La incógnita del empleo
Otro potencial inconveniente de la pasividad política es la incapacidad para hacer frente a las dificultades que pueden empezar a llegar desde el mercado laboral. Si bien los datos de paro del mes de julio fueron bastante buenos, los de la EPA del segundo trimestre de 2016 apuntaron a una sustancial ralentización del ritmo de creación de empleo. Todavía es pronto para saber, pues, si el notable ritmo de reducción del desempleo en el que llevamos más de dos años instalados se truncará durante los próximos trimestres, pero desde luego un Ejecutivo responsable no debería quedarse de brazos cruzados mientras tales amenazas se conjuran. Todos los organismos internacionales nos reclaman una profundización de la reforma laboral tanto para consolidar la expansión de la ocupación cuanto para atajar buena parte de las distorsiones que la anterior no resolvió: ésta sería una excelente oportunidad para promoverla… de no ser porque la aritmética parlamentaria es muy probable que terminara bloqueándola.
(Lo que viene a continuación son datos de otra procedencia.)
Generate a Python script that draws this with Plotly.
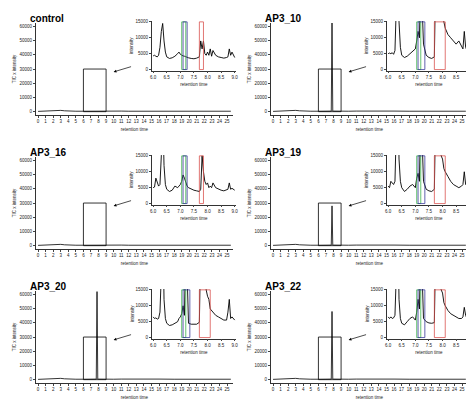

Otro elemento de incertidumbre que se añade políticamente a nuestra economía.
Freno en la inversión extranjera
La inversión extranjera en España no está pasando por su mejor momento. En los doce meses que han transcurrido desde junio de 2015 a mayo de 2016, la entrada de inversiones a largo plazo en nuestro país se ha reducido en 6.800 millones de euros con respecto al período anterior comparable (una caída del 30%). Por supuesto, las causas que han motivado ese enfriamiento en la recepción de capitales foráneos pueden ser muy variadas y no necesariamente responder a la incertidumbre política (ya venían reduciéndose antes de 2015). Sin embargo, nuevamente no parece demasiado probable que las potenciales amenazas contrarreformistas y la provisionalidad política que contamina nuestras instituciones contribuyan demasiado a volver a nuestro país un destino global de inversión particularmente atractivo. Si algo buscan los empresarios que pretenden generar riqueza y no parasitar las prebendas del Estado es seguridad jurídica en un marco normativo poco intrusivo. Unas características que, por desgracia, ni ofrece nuestro país ni parece que vaya a ofrecer en el medio plazo.